For now, his father's monthly $1,644 disability check from the VA does not cover the cost of his assisted living facility, The Heritage, in Tomball.

Transfer suggested
In January, Denis asked a social worker at the Michael E. DeBakey VA Medical Center to add The Heritage to the VA-approved nursing home list so the VA could compensate his father for living there. Ten months later, the social worker still hasn't made it to Tomball for a required inspection.

Hospital spokeswoman Bobbi Gruner said Houston's VA currently has 23 nursing homes on its VA-approved list and receives many requests to perform site visits.

“These requests are prioritized by area need, number of requests for a particular facility, and staff availability,” Gruner said in a statement. “Each veteran's needs are important to us and VA staff is attempting to respond to this request as quickly as they can.

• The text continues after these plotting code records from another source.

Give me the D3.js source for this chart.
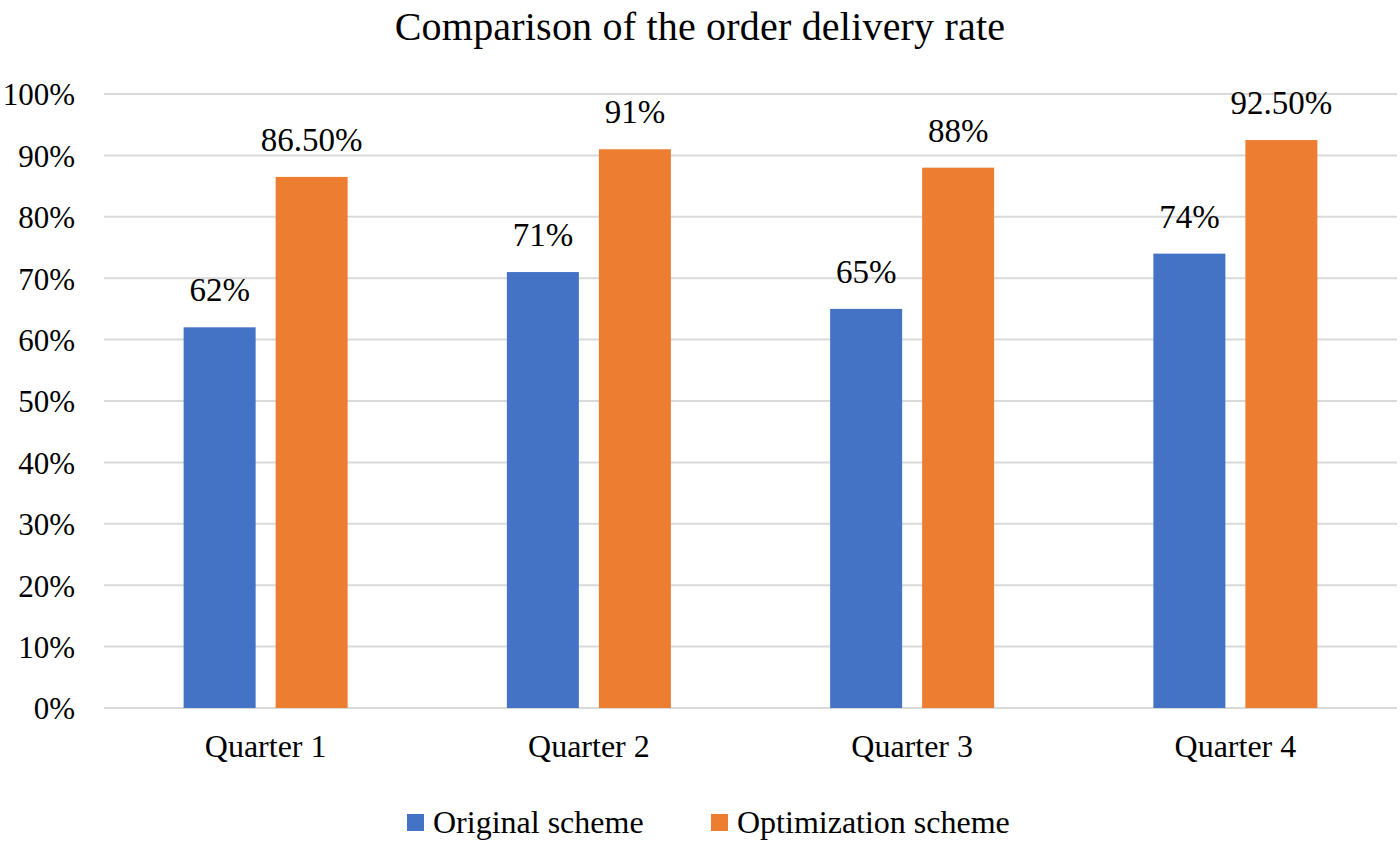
<!DOCTYPE html>
<html>
<head>
<meta charset="utf-8">
<script src="https://cdn.jsdelivr.net/npm/d3@7"></script>
<style>
  body { margin: 0; background: #fff; }
  svg text { font-family: "Liberation Serif", "Times New Roman", serif; fill: #000; }
</style>
</head>
<body>
<div id="chart"></div>
<script>
/** chart data */
let quarters = ['Quarter 1', 'Quarter 2', 'Quarter 3', 'Quarter 4'];
let seriesNames = ['Original scheme', 'Optimization scheme'];
let originalValues = [0.62, 0.71, 0.65, 0.74];
let optimizedValues = [0.865, 0.91, 0.88, 0.925];
let valueLabels = [['62%', '71%', '65%', '74%'], ['86.50%', '91%', '88%', '92.50%']];
let yTicks = [0, 0.1, 0.2, 0.3, 0.4, 0.5, 0.6, 0.7, 0.8, 0.9, 1.0];
let colors = ['#4472C4', '#ED7D31'];

const serif = '"Liberation Serif", "Times New Roman", serif';

/** canvas */
let width = 1400, height = 845;
let margin = { top: 94, right: 3, bottom: 137, left: 104 };
let draw_width = width - margin.left - margin.right;
let draw_height = height - margin.top - margin.bottom;

let svg = d3.select('#chart').append('svg')
    .attr('width', width)
    .attr('height', height);

let canvas = svg.append('g')
    .attr('transform', `translate(${margin.left}, ${margin.top})`);

/** title */
svg.append('text')
    .attr('x', 700)
    .attr('y', 40)
    .attr('text-anchor', 'middle')
    .style('font-family', serif)
    .style('font-size', '40px')
    .style('letter-spacing', '0.2px')
    .text('Comparison of the order delivery rate');

/** scales */
let xScale = d3.scaleBand()
    .domain(quarters)
    .range([0, draw_width]);

let barW = 72, barGap = 20;
let xSub = d3.scaleOrdinal()
    .domain([0, 1])
    .range([-(barW + barGap / 2), barGap / 2]);

let yScale = d3.scaleLinear()
    .domain([0, 1])
    .range([draw_height, 0]);

/** gridlines */
canvas.selectAll('.grid')
    .data(yTicks)
    .enter()
    .append('line')
    .attr('class', 'grid')
    .attr('x1', 0)
    .attr('x2', draw_width)
    .attr('y1', d => yScale(d))
    .attr('y2', d => yScale(d))
    .attr('stroke', '#d9d9d9')
    .attr('stroke-width', 2);

/** y axis */
let yAxis = d3.axisLeft(yScale)
    .tickValues(yTicks)
    .tickFormat(d3.format('.0%'))
    .tickSize(0)
    .tickPadding(29);

canvas.append('g')
    .call(yAxis)
    .attr('font-family', null)
    .call(g => g.select('.domain').remove())
    .selectAll('text')
    .style('font-family', serif)
    .style('font-size', '31px')
    .attr('dy', '0.35em');

/** x axis */
let xAxis = d3.axisBottom(xScale).tickSize(0).tickPadding(26);
canvas.append('g')
    .attr('transform', `translate(0, ${draw_height})`)
    .call(xAxis)
    .attr('font-family', null)
    .call(g => g.select('.domain').remove())
    .selectAll('text')
    .style('font-family', serif)
    .style('font-size', '32px');

/** bars */
let series = [originalValues, optimizedValues];
series.forEach(function (vals, si) {
    let g = canvas.append('g');
    g.selectAll('rect')
        .data(vals)
        .enter()
        .append('rect')
        .attr('x', (d, i) => xScale(quarters[i]) + xScale.bandwidth() / 2 + xSub(si))
        .attr('y', d => yScale(d))
        .attr('width', barW)
        .attr('height', d => draw_height - yScale(d))
        .attr('fill', colors[si]);

    g.selectAll('.label')
        .data(vals)
        .enter()
        .append('text')
        .attr('class', 'label')
        .attr('x', (d, i) => xScale(quarters[i]) + xScale.bandwidth() / 2 + xSub(si) + barW / 2)
        .attr('y', d => yScale(d) - 26)
        .attr('text-anchor', 'middle')
        .style('font-family', serif)
        .style('font-size', '33px')
        .text((d, i) => valueLabels[si][i]);
});

/** legend */
let legendX = [407, 711];
let legend = svg.append('g');
seriesNames.forEach(function (name, si) {
    legend.append('rect')
        .attr('x', legendX[si])
        .attr('y', 814)
        .attr('width', 17)
        .attr('height', 17)
        .attr('fill', colors[si]);
    legend.append('text')
        .attr('x', legendX[si] + 26)
        .attr('y', 833)
        .style('font-family', serif)
        .style('font-size', '32px')
        .text(name);
});
</script>
</body>
</html>
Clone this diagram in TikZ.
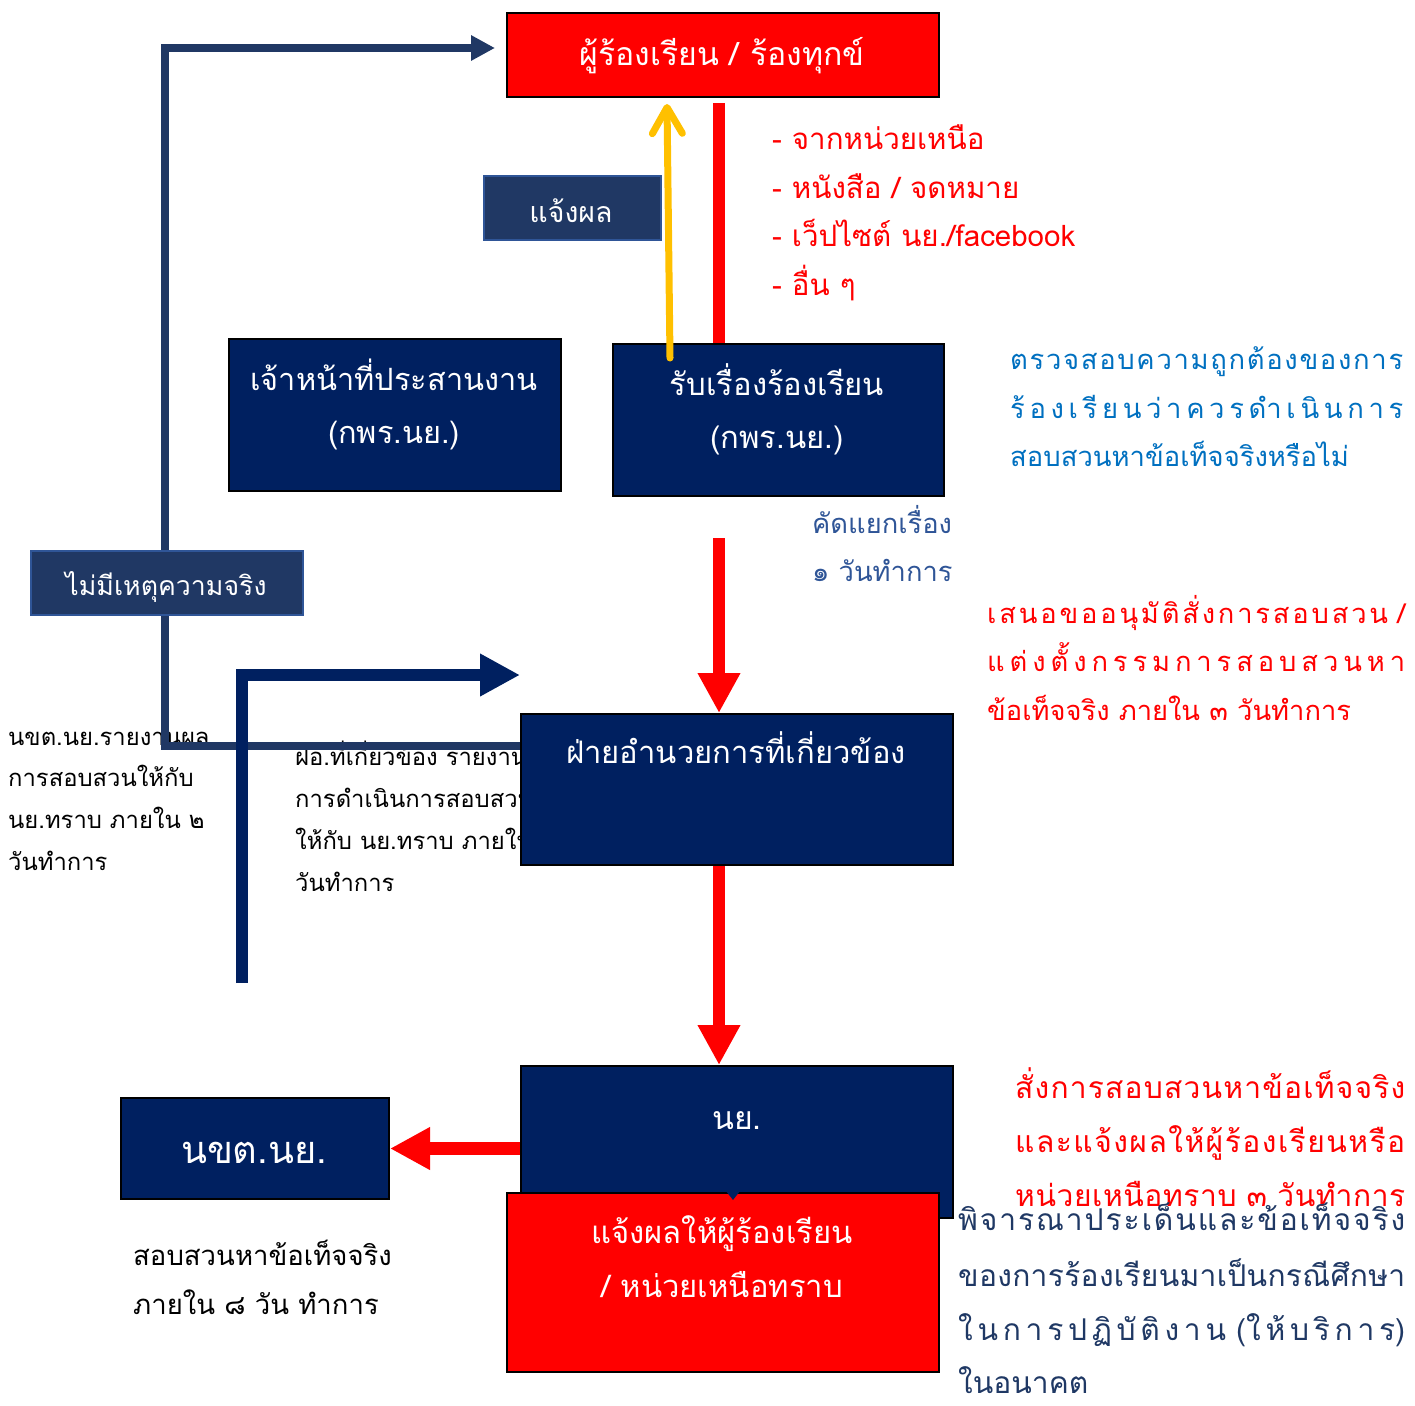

If the family and the veteran wishes, we can transfer the veteran to the Michael E. DeBakey VA Medical Center's nursing home here in Houston.”

Denis said until his own savings run out, he'd rather continue to pay the difference between his father's disability check and the cost of living at The Heritage.

“Let's face it, they know my father has been up at the Heritage for five years,” he said. “Can you imagine doing that to a 91-year-old World War II veteran, drag him off to a place he doesn't know?”